Madhya Pradesh H.C : Whether, on the facts and in the circumstances of the case, the Tribunal was justified in law in coming to the finding that the haste khata receipts were secret money and were not out of the gross collections of earlier credit sales ?

High Court Of Madhya Pradesh

Jhamatmal Takhatmal vs. CIT

Section 256(2)

G.G. Sohani, Actg. C.J. & K.M. Agrawal, J.

Misc. Civil Case No. 693 of 1985

15th September, 1989

Counsel Appeared

Nema, Advocate, for the Assessee : B.K. Rawat, Advocate for the Revenue

G. SOHANI, ACTG., C. J:

1. This is an application under section 256(2) of the IT Act, 1961.

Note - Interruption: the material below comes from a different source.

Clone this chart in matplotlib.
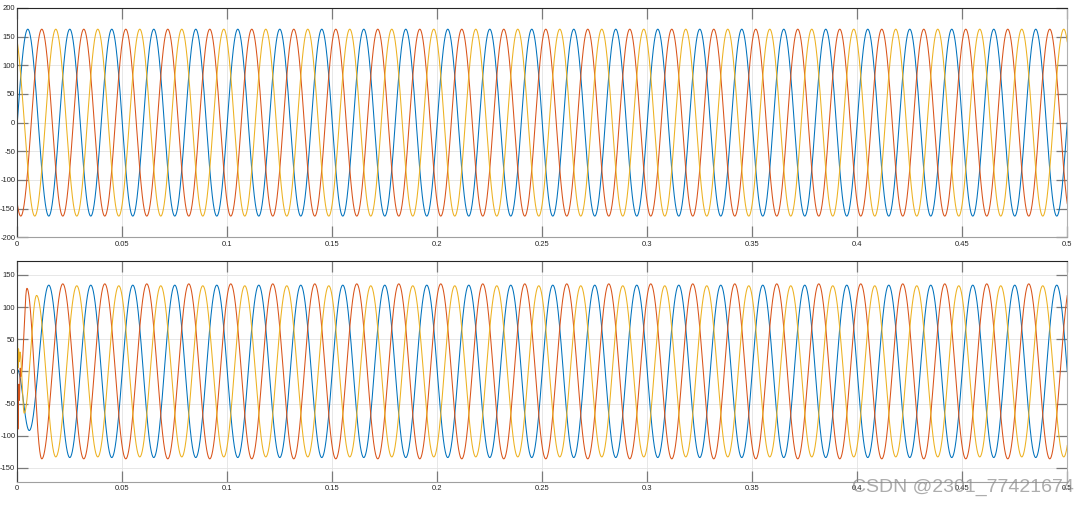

2. The material facts giving rise to this reference, briefly, are as follows. While framing the assessment of the assessee for the assessment year in question, the ITO made an addition of Rs. 59,000 as income from undisclosed sources. The appeal preferred by the assessee in that behalf before the AAC was rejected. On further appeal before the Tribunal, the Tribunal also upheld the order passed by the ITO in this behalf. The Tribunal also rejected the contention urged on behalf of the assessee that, in any event, the amount of Rs. 20,000 which was the peak credit should have been taken into consideration. Aggrieved by the order passed by the Tribunal, the assessee sought reference, but the application submitted by the assessee in that behalf was rejected. Hence, the assessee has filed this application for directing the Tribunal to refer the following questions of law to this Court for its opinion:

“(1) Whether, on the facts and in the circumstances of the case, the Tribunal was justified in law in coming to the finding that the haste khata receipts were secret money and were not out of the gross collections of earlier credit sales ?

(2) Whether, on the facts and circumstances of the case, the Tribunal was justified in holding that the benefit of peak credit theory cannot be given to the assessee when, in fact, the addition has been made in the total income of the assessee ?”

3. Having heard learned counsel for the parties, we have come to the conclusion that so far as question No. 1 is concerned, the finding of the Tribunal that the amount of Rs. 59,000 was the income of the assessee from undisclosed sources is based on the material on record. It is a finding of fact and no question of law arises out of that part of the order of the Tribunal. As regards question No. 2, we are of the opinion that the following question of law does arise out of the order passed by the Tribunal :

“Whether, on the facts and in the circumstances of the case, the Tribunal was justified in holding that the benefit of peak credit could not be granted to the assessee ?”

4. The application is, therefore, partly allowed. The Tribunal is directed to refer the aforesaid question of law to this Court for its opinion. In the circumstances of the case, parties shall bear their own costs.